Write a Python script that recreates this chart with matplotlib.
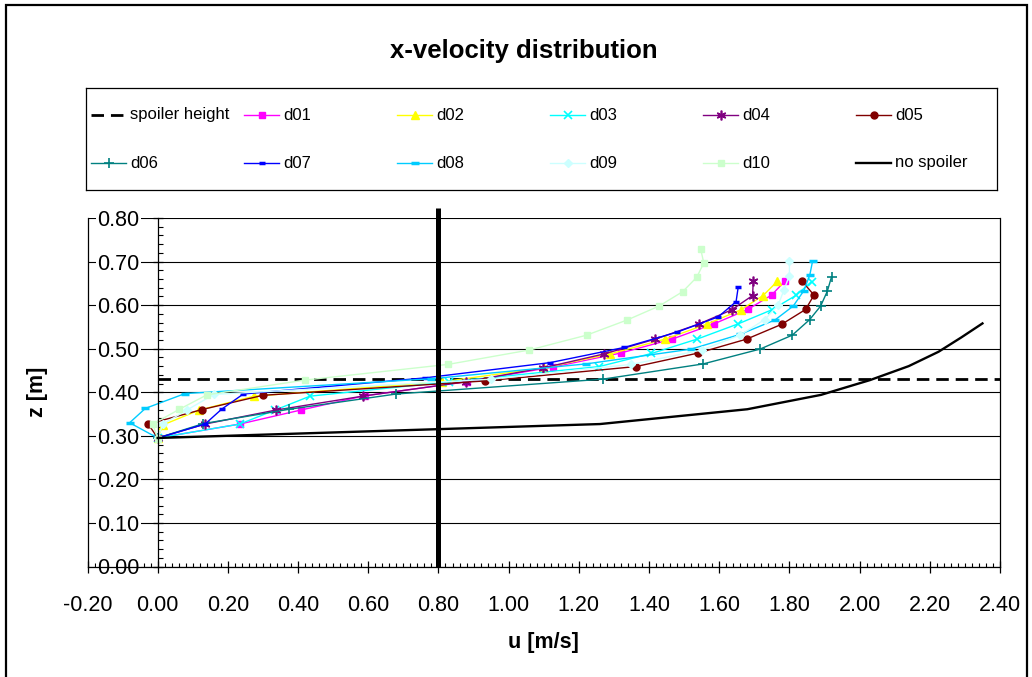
import matplotlib
matplotlib.use('Agg')
import matplotlib.pyplot as plt
from matplotlib.ticker import MultipleLocator, FormatStrFormatter
from matplotlib.patches import Rectangle

plt.rcParams['font.family'] = ['Liberation Sans', 'DejaVu Sans']

# values: u [m/s] against z [m]
spoiler_u = [0.0, 2.4]
spoiler_z = [0.43, 0.43]
ref_u = [0.8, 0.8]          # thick vertical line at u = 0.8
ref_z = [0.0, 0.823]

d01_u = [0.0, 0.234, 0.407, 0.59, 0.88, 1.127, 1.319, 1.466, 1.585, 1.681, 1.749, 1.787]
d01_z = [0.295, 0.327, 0.359, 0.392, 0.424, 0.458, 0.490, 0.522, 0.557, 0.590, 0.623, 0.655]
d02_u = [0.0, 0.015, 0.118, 0.275, 0.811, 1.10, 1.289, 1.446, 1.564, 1.661, 1.725, 1.766]
d02_z = [0.295, 0.325, 0.359, 0.391, 0.424, 0.456, 0.488, 0.522, 0.556, 0.589, 0.622, 0.655]
d03_u = [0.0, 0.234, 0.334, 0.434, 0.83, 1.258, 1.407, 1.537, 1.654, 1.749, 1.82, 1.863]
d03_z = [0.295, 0.327, 0.359, 0.391, 0.424, 0.459, 0.489, 0.522, 0.557, 0.589, 0.623, 0.654]
d04_u = [0.0, 0.135, 0.336, 0.584, 0.878, 1.099, 1.272, 1.418, 1.543, 1.635, 1.695, 1.697]
d04_z = [0.295, 0.327, 0.359, 0.391, 0.424, 0.456, 0.488, 0.522, 0.557, 0.589, 0.622, 0.655]
d05_u = [0.0, -0.027, 0.125, 0.30, 0.933, 1.363, 1.54, 1.678, 1.778, 1.846, 1.87, 1.836]
d05_z = [0.295, 0.327, 0.360, 0.393, 0.426, 0.459, 0.490, 0.522, 0.556, 0.590, 0.623, 0.655]
d06_u = [0.0, 0.13, 0.375, 0.68, 1.268, 1.554, 1.716, 1.808, 1.858, 1.889, 1.908, 1.92]
d06_z = [0.295, 0.328, 0.361, 0.396, 0.430, 0.465, 0.499, 0.531, 0.567, 0.598, 0.632, 0.665]
d07_u = [0.0, 0.135, 0.182, 0.244, 0.762, 1.118, 1.33, 1.48, 1.597, 1.648, 1.654]
d07_z = [0.295, 0.327, 0.361, 0.396, 0.433, 0.468, 0.503, 0.538, 0.573, 0.608, 0.641]
d08_u = [0.0, -0.08, -0.035, 0.078, 0.78, 1.22, 1.52, 1.66, 1.759, 1.811, 1.841, 1.858, 1.866]
d08_z = [0.295, 0.330, 0.363, 0.397, 0.431, 0.465, 0.499, 0.533, 0.566, 0.598, 0.633, 0.669, 0.701]
d09_u = [0.0, 0.015, 0.083, 0.16, 0.95, 1.35, 1.55, 1.659, 1.73, 1.768, 1.784, 1.80, 1.80]
d09_z = [0.295, 0.327, 0.359, 0.395, 0.430, 0.464, 0.497, 0.531, 0.567, 0.600, 0.634, 0.668, 0.701]
d10_u = [0.0, -0.014, 0.062, 0.14, 0.42, 0.828, 1.059, 1.222, 1.338, 1.429, 1.496, 1.536, 1.556, 1.547]
d10_z = [0.293, 0.327, 0.361, 0.394, 0.428, 0.464, 0.497, 0.531, 0.566, 0.598, 0.631, 0.664, 0.697, 0.729]
nosp_u = [0.0, 1.26, 1.68, 1.89, 2.03, 2.14, 2.225, 2.29, 2.35]
nosp_z = [0.295, 0.327, 0.361, 0.394, 0.428, 0.460, 0.493, 0.526, 0.558]

x_ticks = [-0.2, 0.0, 0.2, 0.4, 0.6, 0.8, 1.0, 1.2, 1.4, 1.6, 1.8, 2.0, 2.2, 2.4]
y_ticks = [0.0, 0.1, 0.2, 0.3, 0.4, 0.5, 0.6, 0.7, 0.8]

# name, u, z, style
series = [
    ('spoiler height', spoiler_u, spoiler_z, dict(color='black', lw=2.0, dashes=(4.5, 2.5))),
    ('d01', d01_u, d01_z, dict(color='#FF00FF', marker='s', ms=5)),
    ('d02', d02_u, d02_z, dict(color='#FFFF00', marker='^', ms=6)),
    ('d03', d03_u, d03_z, dict(color='#00FFFF', marker='x', ms=6, mew=1.2)),
    ('d04', d04_u, d04_z, dict(color='#800080', marker=(6, 2, 0), ms=7, mew=1.2)),
    ('d05', d05_u, d05_z, dict(color='#800000', marker='o', ms=5)),
    ('d06', d06_u, d06_z, dict(color='#008080', marker='+', ms=7, mew=1.2)),
    ('d07', d07_u, d07_z, dict(color='#0000FF', marker='_', ms=4, mew=2.5)),
    ('d08', d08_u, d08_z, dict(color='#00CCFF', marker='_', ms=6, mew=2.5)),
    ('d09', d09_u, d09_z, dict(color='#CCFFFF', marker='D', ms=4.5)),
    ('d10', d10_u, d10_z, dict(color='#CCFFCC', marker='s', ms=5)),
    ('no spoiler', nosp_u, nosp_z, dict(color='black', lw=1.7)),
]

W, H = 1032, 677
fig = plt.figure(figsize=(W / 100, H / 100), dpi=100)
ax = fig.add_axes([87.5 / W, 1 - 566.5 / H, 912.5 / W, 348.5 / H])

for name, u, z, st in series:
    kw = dict(lw=1.0)
    kw.update(st)
    ax.plot(u, z, clip_on=False, **kw)
ax.plot(ref_u, ref_z, color='black', lw=3.6, solid_capstyle='butt', clip_on=False)

ax.set_xlim(-0.2, 2.4)
ax.set_ylim(0, 0.8)
ax.set_xticks(x_ticks)
ax.set_yticks(y_ticks)
ax.xaxis.set_minor_locator(MultipleLocator(0.02))
ax.yaxis.set_minor_locator(MultipleLocator(0.02))
ax.xaxis.set_major_formatter(FormatStrFormatter('%.2f'))
ax.yaxis.set_major_formatter(FormatStrFormatter('%.2f'))

ax.spines['top'].set_visible(False)
ax.spines['right'].set_position(('data', 0))
for sp in ax.spines.values():
    sp.set_linewidth(0.9)
ax.axvline(2.4, color='black', lw=0.9, clip_on=False)
ax.yaxis.grid(True, which='major', color='black', lw=0.8)

ax.tick_params(axis='x', which='major', direction='inout', length=8, width=0.9,
               pad=16.5, labelsize=15.5, top=False)
ax.tick_params(axis='x', which='minor', direction='in', length=3, width=0.8, top=False)
ax.tick_params(axis='y', which='both', left=False, right=True, labelleft=True, labelright=False)
ax.tick_params(axis='y', which='major', direction='inout', length=7, width=0.9,
               pad=-41, labelsize=15.5)
ax.tick_params(axis='y', which='minor', direction='out', length=3.5, width=0.8)
for lab in ax.get_yticklabels():
    lab.set_bbox(dict(facecolor='white', edgecolor='none', pad=1))

ax.set_xlabel('u [m/s]', fontsize=15.5, fontweight='bold')
ax.xaxis.set_label_coords(0.5, -0.188)
ax.set_ylabel('z [m]', fontsize=15.5, fontweight='bold')
ax.yaxis.set_label_coords(-0.043, 0.5)

fig.text(0.508, 1 - 51 / H, 'x-velocity distribution', ha='center', va='center',
         fontsize=18.5, fontweight='bold')

# legend box, 6 equally spaced columns as in the original
lax = fig.add_axes([86 / W, 1 - 190 / H, 911 / W, 102 / H])
lax.set_xlim(0, 911)
lax.set_ylim(102, 0)
lax.set_xticks([])
lax.set_yticks([])
for sp in lax.spines.values():
    sp.set_linewidth(0.9)
for i, (name, u, z, st) in enumerate(series):
    col, row = i % 6, i // 6
    x0 = 5 + col * 153
    y0 = 27 + row * 48
    kw = dict(lw=1.0)
    kw.update({k: v for k, v in st.items() if k not in ('marker', 'ms', 'mew')})
    lax.plot([x0, x0 + 35], [y0, y0], **kw)
    if 'marker' in st:
        lax.plot([x0 + 17.5], [y0], color=st['color'], marker=st['marker'],
                 ms=st.get('ms', 5), mew=st.get('mew', 1.0), ls='none')
    lax.text(x0 + 39, y0, name, va='center', ha='left', fontsize=12)

fig.patches.append(Rectangle((6 / W, -0.05), 1021 / W, 1 - 5 / H + 0.05,
                             transform=fig.transFigure, fill=False, lw=1.6,
                             edgecolor='black'))

fig.savefig('out.png', dpi=100)
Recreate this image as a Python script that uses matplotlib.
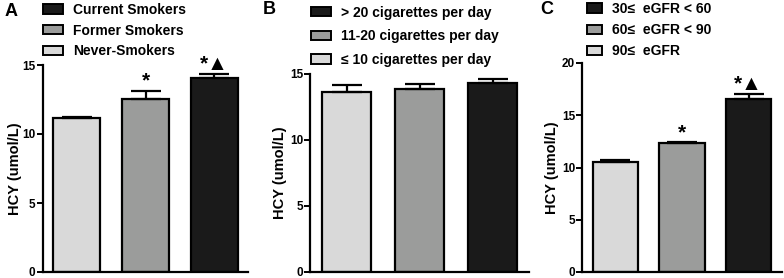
import matplotlib
matplotlib.use('Agg')
import matplotlib.pyplot as plt
import matplotlib.patches as mpatches

plt.rcParams['font.family'] = ['Liberation Sans', 'DejaVu Sans']
plt.rcParams['font.weight'] = 'bold'

# panel A: smoking status
a_labels = ['Never-Smokers', 'Former Smokers', 'Current Smokers']
a_means = [11.14, 12.54, 14.06]
a_errs = [0.11, 0.60, 0.29]
a_marks = ['', '*', '*\u25B2']

# panel B: cigarettes per day
b_labels = ['\u2264 10 cigarettes per day', '11-20 cigarettes per day', '> 20 cigarettes per day']
b_means = [13.67, 13.85, 14.30]
b_errs = [0.50, 0.40, 0.30]
b_marks = ['', '', '']

# panel C: eGFR groups
c_labels = ['90\u2264  eGFR', '60\u2264  eGFR < 90', '30\u2264  eGFR < 60']
c_means = [10.56, 12.31, 16.52]
c_errs = [0.16, 0.13, 0.48]
c_marks = ['', '*', '*\u25B2']

COLORS = ['#d9d9d9', '#9b9c9b', '#1a1a1a']
W, H = 784, 278


def px_axes(fig, left, right, top, bottom):
    return fig.add_axes([left / W, (H - bottom) / H, (right - left) / W, (bottom - top) / H])


def draw_panel(fig, box, letter, letter_xy, labels, means, errs, marks, ymax, yticks,
               leg_xy, leg_space, hlen, ylab_x):
    ax = px_axes(fig, *box)
    x = range(len(means))
    ax.bar(x, means, width=0.68, color=COLORS, edgecolor='black', linewidth=1.6, zorder=2)
    ax.errorbar(x, means, yerr=[[0] * len(errs), errs], fmt='none', ecolor='black',
                elinewidth=1.6, capsize=11, capthick=1.6, zorder=3)
    for xi, m, e, s in zip(x, means, errs, marks):
        if s:
            ax.annotate(s, xy=(xi, m + e), xytext=(0, 0), textcoords='offset points',
                        ha='center', va='bottom', fontsize=15, fontweight='bold',
                        annotation_clip=False)
    ax.set_xlim(-0.5, 2.5)
    ax.set_ylim(0, ymax)
    ax.set_yticks(yticks)
    ax.set_xticks([])
    for sp in ['top', 'right']:
        ax.spines[sp].set_visible(False)
    for sp in ['left', 'bottom']:
        ax.spines[sp].set_linewidth(1.6)
    ax.tick_params(axis='y', length=4, width=1.4, labelsize=8.5, pad=1)
    ax.set_ylabel('HCY (umol/L)', fontsize=10.5, fontweight='bold')
    ax.yaxis.set_label_coords(ylab_x, 0.5)

    handles = [mpatches.Patch(facecolor=c, edgecolor='black', linewidth=1.4, label=l)
               for c, l in zip(COLORS[::-1], labels[::-1])]
    fig.legend(handles=handles, loc='upper left', bbox_to_anchor=(leg_xy[0] / W, 1 - leg_xy[1] / H),
               frameon=False, fontsize=10, handlelength=hlen, handleheight=0.65,
               handletextpad=0.7, labelspacing=leg_space, borderaxespad=0, borderpad=0)
    fig.text(letter_xy[0] / W, 1 - letter_xy[1] / H, letter, fontsize=13, fontweight='bold',
             ha='left', va='center')
    return ax


fig = plt.figure(figsize=(W / 100, H / 100), dpi=100)

draw_panel(fig, (42.5, 248.5, 65, 272), 'A', (5, 12), a_labels, a_means, a_errs, a_marks,
           15, [0, 5, 10, 15], (43, 3), 0.48, 1.45, -0.1)
draw_panel(fig, (310, 529, 74, 272), 'B', (263, 9), b_labels, b_means, b_errs, b_marks,
           15, [0, 5, 10, 15], (311, 5.5), 0.7, 1.45, -0.105)
draw_panel(fig, (582, 782, 63, 272), 'C', (540, 10), c_labels, c_means, c_errs, c_marks,
           20, [0, 5, 10, 15, 20], (587, 2), 0.52, 1.1, -0.115)

plt.savefig('out.png', dpi=100, facecolor='white')
plt.close()
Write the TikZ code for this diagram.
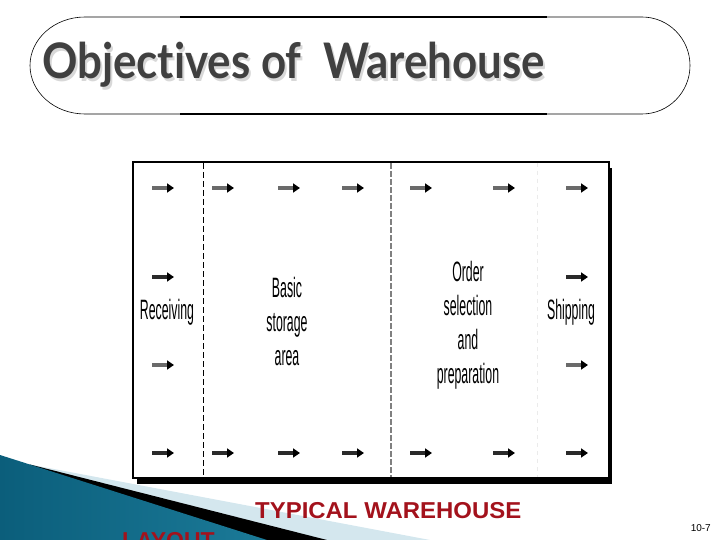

- [Written task]:
In the listing above, find the line containing "Recreate this image" and the line containing "plt.rcParams['font.weight'] = 'bold'", then output those two lines and everything between them exactly as written, without the images.

- [Expected output]:
Recreate this image as a Python script that uses matplotlib.
import matplotlib
matplotlib.use('Agg')
import matplotlib.pyplot as plt
import matplotlib.patches as mpatches

plt.rcParams['font.family'] = ['Liberation Sans', 'DejaVu Sans']
plt.rcParams['font.weight'] = 'bold'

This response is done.